[Photo: Stephen Osman / Los Angeles Times]
A Blue whale made quite a stink and drew a fabulous crowd last week. Highway 101 beside Ventura's Solimar Beach was jammed as the masses clamored to the sand. Folks down there don't see much wildlife, and a beached whale is a once-in-a-lifetime experience anywhere in the world. Well, I take that back. A smaller blue whale was cast ashore on Long Beach a few weeks ago. It seems these leviathans made the fatal mistake of tarrying in the shipping lanes of the Santa Barbara channel, where whale food seems to be concentrated this year. The latest word is that the vets who performed the necropsy went home to bathe, and the carcass was buried by dozers.
Which makes you wonder. Are there marine scavengers suitably sized and equipped to dispose of this amount of putrescent mana? You know, not all whale, giant shark, and megasquid corpses come to rest on a beach or rocky shore, do they. Most of them, I imagine, linger in the deep blue sea like de-finned sharks. In the Pleistocene there was a fine assemblage of terrestrial scavengers here, including California condors, to fight over beached spoils, and we know that large cats stomach foul meat quite well. I can see Felis atrox and Smilodon fatalis following their noses to the beach.
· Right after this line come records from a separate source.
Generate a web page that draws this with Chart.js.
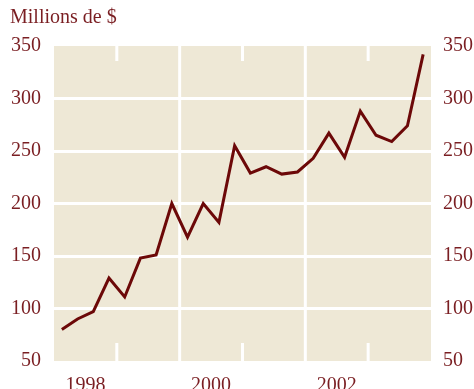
<!DOCTYPE html>
<html lang="fr">
<head>
<meta charset="utf-8">
<title>Millions de $</title>
<script src="https://cdn.jsdelivr.net/npm/chart.js"></script>
<style>
  html, body { margin: 0; padding: 0; background: #ffffff; }
  #graphique { display: block; }
</style>
</head>
<body>
<canvas id="graphique" width="474" height="389"></canvas>
<script>
// Trimestres (année, trimestre) et valeurs en millions de dollars
const annees = [1998, 1999, 2000, 2001, 2002, 2003];
const trimestres = [1, 2, 3, 4];
const valeurs = [
  80, 90, 97, 129,      // 1998
  111, 148, 151, 200,   // 1999
  168, 200, 182, 255,   // 2000
  229, 235, 228, 230,   // 2001
  243, 267, 244, 288,   // 2002
  265, 259, 274, 342    // 2003
];
const ticksY = [50, 100, 150, 200, 250, 300, 350];
const etiquettesAnnees = ['1998', '2000', '2002'];

const couleurTexte = '#7a1e22';
const couleurLigne = '#6c0808';
const fondZone = '#eee8d6';
const police = { family: '"Liberation Serif", "Times New Roman", serif', size: 20, weight: 'normal' };

// Point au milieu de chaque trimestre
const points = [];
annees.forEach((annee, i) => {
  trimestres.forEach((t, j) => {
    points.push({ x: annee + (t - 0.5) / 4, y: valeurs[i * 4 + j] });
  });
});

// Fond beige de la zone du graphique
const fondPlugin = {
  id: 'fond',
  beforeDraw(chart) {
    const { ctx, chartArea: a } = chart;
    ctx.save();
    ctx.fillStyle = fondZone;
    ctx.fillRect(a.left, a.top, a.right - a.left, a.bottom - a.top);
    ctx.restore();
  }
};

// Lignes verticales blanches : pleines aux années paires, courtes aux impaires
const separateursPlugin = {
  id: 'separateurs',
  beforeDatasetsDraw(chart) {
    const { ctx, chartArea: a, scales } = chart;
    ctx.save();
    ctx.strokeStyle = '#ffffff';
    ctx.lineWidth = 3;
    annees.slice(1).forEach(annee => {
      const x = scales.x.getPixelForValue(annee);
      ctx.beginPath();
      if (annee % 2 === 0) {
        ctx.moveTo(x, a.top);
        ctx.lineTo(x, a.bottom);
      } else {
        ctx.moveTo(x, a.top);
        ctx.lineTo(x, a.top + 15);
        ctx.moveTo(x, a.bottom - 18);
        ctx.lineTo(x, a.bottom);
      }
      ctx.stroke();
    });
    ctx.restore();
  }
};

const axeY = (position, largeur, grille) => ({
  type: 'linear',
  position: position,
  min: ticksY[0],
  max: ticksY[ticksY.length - 1],
  afterBuildTicks: axis => { axis.ticks = ticksY.map(v => ({ value: v })); },
  afterFit: axis => { axis.width = largeur; },
  border: { display: false },
  grid: {
    display: grille,
    drawTicks: false,
    lineWidth: 3,
    color: c => (c.tick && (c.tick.value === 50 || c.tick.value === 350)) ? 'rgba(0,0,0,0)' : '#ffffff'
  },
  ticks: { color: couleurTexte, font: police, padding: position === 'left' ? 13 : 12 }
});

new Chart(document.getElementById('graphique'), {
  type: 'line',
  data: {
    datasets: [{
      data: points,
      borderColor: couleurLigne,
      borderWidth: 3,
      pointRadius: 0,
      tension: 0,
      fill: false
    }]
  },
  options: {
    responsive: false,
    animation: false,
    layout: { padding: { left: 10, right: 0, top: 0, bottom: 0 } },
    plugins: {
      legend: { display: false },
      tooltip: { enabled: false },
      title: {
        display: true,
        text: 'Millions de $',
        align: 'start',
        color: couleurTexte,
        font: police,
        padding: { top: 6, bottom: 16 }
      }
    },
    scales: {
      x: {
        type: 'linear',
        min: annees[0],
        max: annees[annees.length - 1] + 1,
        afterBuildTicks: axis => {
          axis.ticks = etiquettesAnnees.map(a => ({ value: Number(a) + 0.5 }));
        },
        afterFit: axis => { axis.height = 28; },
        border: { display: false },
        grid: { display: false },
        ticks: {
          color: couleurTexte,
          font: police,
          padding: 5,
          maxRotation: 0,
          callback: v => String(Math.floor(v))
        }
      },
      y: axeY('left', 44, true),
      y2: axeY('right', 43, false)
    }
  },
  plugins: [fondPlugin, separateursPlugin]
});
</script>
</body>
</html>
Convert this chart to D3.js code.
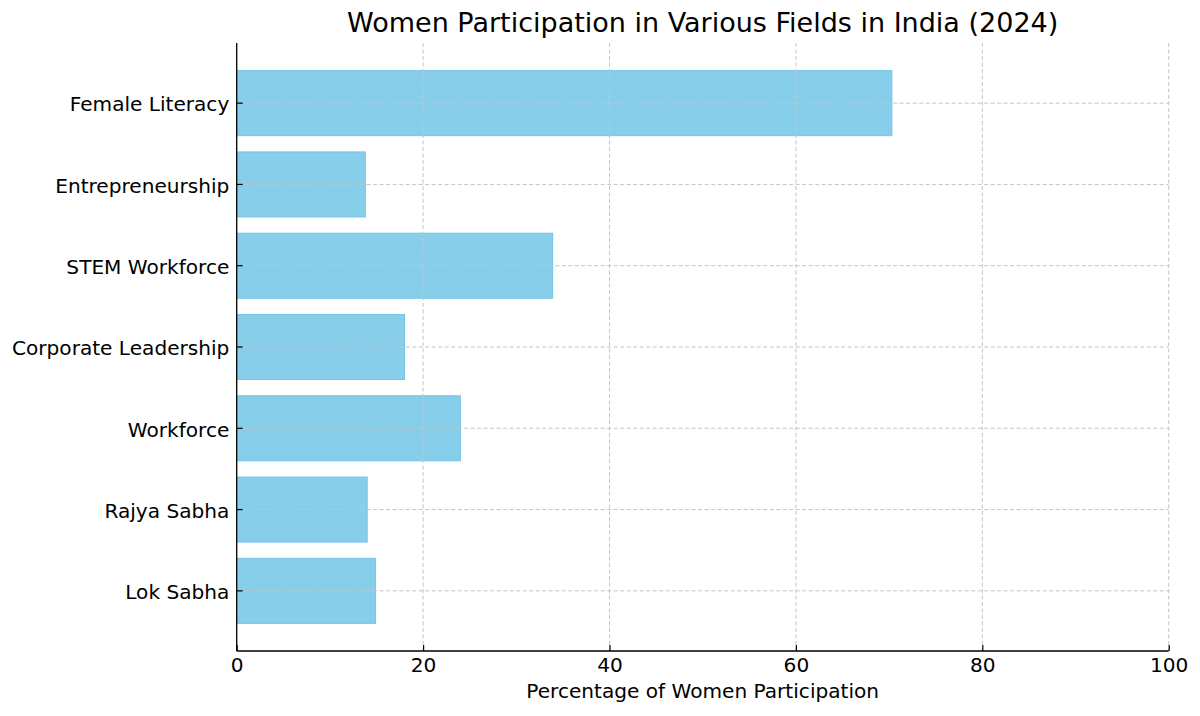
<!DOCTYPE html>
<html>
<head>
<meta charset="utf-8">
<script src="https://cdn.jsdelivr.net/npm/d3@7"></script>
<style>
  body { margin: 0; background: #fff; }
  text { font-family: "DejaVu Sans", sans-serif; fill: #000; }
</style>
</head>
<body>
<div id="chart"></div>
<script>
// categories top to bottom, values in percent
var categories = ['Female Literacy', 'Entrepreneurship', 'STEM Workforce',
  'Corporate Leadership', 'Workforce', 'Rajya Sabha', 'Lok Sabha'];
var values = [70.3, 13.8, 33.9, 18, 24, 14, 14.9];
var xTicks = [0, 20, 40, 60, 80, 100];

var width = 1200, height = 716;
var margin = { top: 43, right: 31.3, bottom: 65, left: 236.7 };

var svg = d3.select('#chart')
  .append('svg')
  .attr('width', width)
  .attr('height', height);

var x = d3.scaleLinear()
  .domain([0, 100])
  .range([margin.left, width - margin.right]);

var y = d3.scaleBand()
  .domain(categories)
  .range([margin.top, height - margin.bottom])
  .paddingInner(0.2)
  .paddingOuter(0.34);

var data = categories.map(function (c, i) { return { name: c, value: values[i] }; });

// bars
svg.append('g')
  .selectAll('rect')
  .data(data)
  .enter()
  .append('rect')
  .attr('x', x(0))
  .attr('y', function (d) { return y(d.name); })
  .attr('width', function (d) { return x(d.value) - x(0); })
  .attr('height', y.bandwidth())
  .attr('fill', '#87ceeb')
  .attr('stroke', '#74c3ea')
  .attr('stroke-width', 1);

// grid lines, drawn over the bars
var grid = svg.append('g')
  .attr('stroke', '#c4c4c4')
  .attr('stroke-width', 1)
  .attr('stroke-dasharray', '4,2.5');

grid.selectAll('line.v')
  .data(xTicks)
  .enter()
  .append('line')
  .attr('class', 'v')
  .attr('x1', function (d) { return x(d); })
  .attr('x2', function (d) { return x(d); })
  .attr('y1', margin.top)
  .attr('y2', height - margin.bottom);

grid.selectAll('line.h')
  .data(categories)
  .enter()
  .append('line')
  .attr('class', 'h')
  .attr('x1', margin.left)
  .attr('x2', width - margin.right)
  .attr('y1', function (d) { return y(d) + y.bandwidth() / 2; })
  .attr('y2', function (d) { return y(d) + y.bandwidth() / 2; });

// x axis (ticks pointing inward)
var xAxis = svg.append('g')
  .attr('transform', 'translate(0,' + (height - margin.bottom) + ')')
  .call(d3.axisBottom(x).tickValues(xTicks).tickSizeInner(-6).tickSizeOuter(0).tickPadding(7));
xAxis.select('.domain').remove();
xAxis.selectAll('line').attr('stroke', '#000').attr('stroke-width', 1.2);
xAxis.selectAll('text').attr('font-size', '20.1px').attr('font-family', 'DejaVu Sans');

// y axis
var yAxis = svg.append('g')
  .attr('transform', 'translate(' + margin.left + ',0)')
  .call(d3.axisLeft(y).tickSizeInner(-6).tickSizeOuter(0).tickPadding(7.4));
yAxis.select('.domain').remove();
yAxis.selectAll('line').attr('stroke', '#000').attr('stroke-width', 1.2);
yAxis.selectAll('text')
  .attr('font-size', '20.1px')
  .attr('font-family', 'DejaVu Sans')
  .attr('dy', '0.41em');

// spines
svg.append('line')
  .attr('x1', margin.left).attr('x2', margin.left)
  .attr('y1', margin.top).attr('y2', height - margin.bottom)
  .attr('stroke', '#000').attr('stroke-width', 1.3);
svg.append('line')
  .attr('x1', margin.left).attr('x2', width - margin.right)
  .attr('y1', height - margin.bottom).attr('y2', height - margin.bottom)
  .attr('stroke', '#000').attr('stroke-width', 1.3);

// title and axis label
svg.append('text')
  .attr('x', (x(0) + x(100)) / 2)
  .attr('y', 32.3)
  .attr('text-anchor', 'middle')
  .attr('font-size', '27px')
  .text('Women Participation in Various Fields in India (2024)');

svg.append('text')
  .attr('x', (x(0) + x(100)) / 2)
  .attr('y', 698)
  .attr('text-anchor', 'middle')
  .attr('font-size', '20.1px')
  .text('Percentage of Women Participation');
</script>
</body>
</html>
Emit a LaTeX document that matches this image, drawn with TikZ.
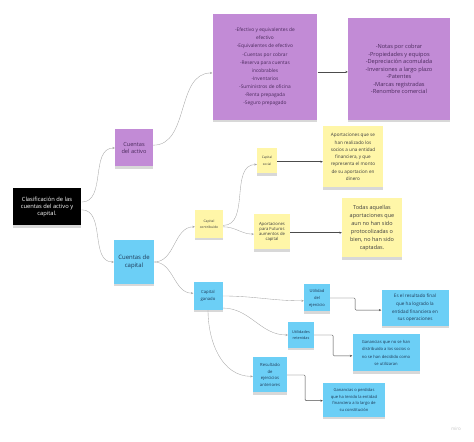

What I want to know is this: are there any large marine scavengers in the briney deep? Or are colossi of carrion nibbled away by bacteria and gazillions of marine invertebrates? If someone in the blogosphere has the answer, please fill us in!
I guess it's just coincidence that Martin Collinson's blog -- George Bristow's Secret Freezer recently evoked a whale memory of my bygone youth. This moved Martin to do me one better in the category of tales of bawdy biologists.
I might add that as I was flensing that grampus, something moved me to smack the whale's mellon (the bonnet of fat) with the side of a machete. The purest of clear oil oozed forth, which I collected in a jar like some precious liquor. That night I lovingly rubbed the whale oil into the leather sheath of my skinning knife. It soon turned black and mellowed into the overwhelming and unmistakable smell of rancid whale oil. It was the gift that keeps on giving. Anything stored in my skinning kit (an old metal tackle box) acquired the bouquet. I kept it in the basement, and ten years passed before I discarded the sheath. Twenty years later I tossed the metal tackle box, but I still have the knife and its delicate bouquet to remind me of dead whales.
Thanks to Marty Fujita of Marty's Food Chain for setting the wheels in motion for this story.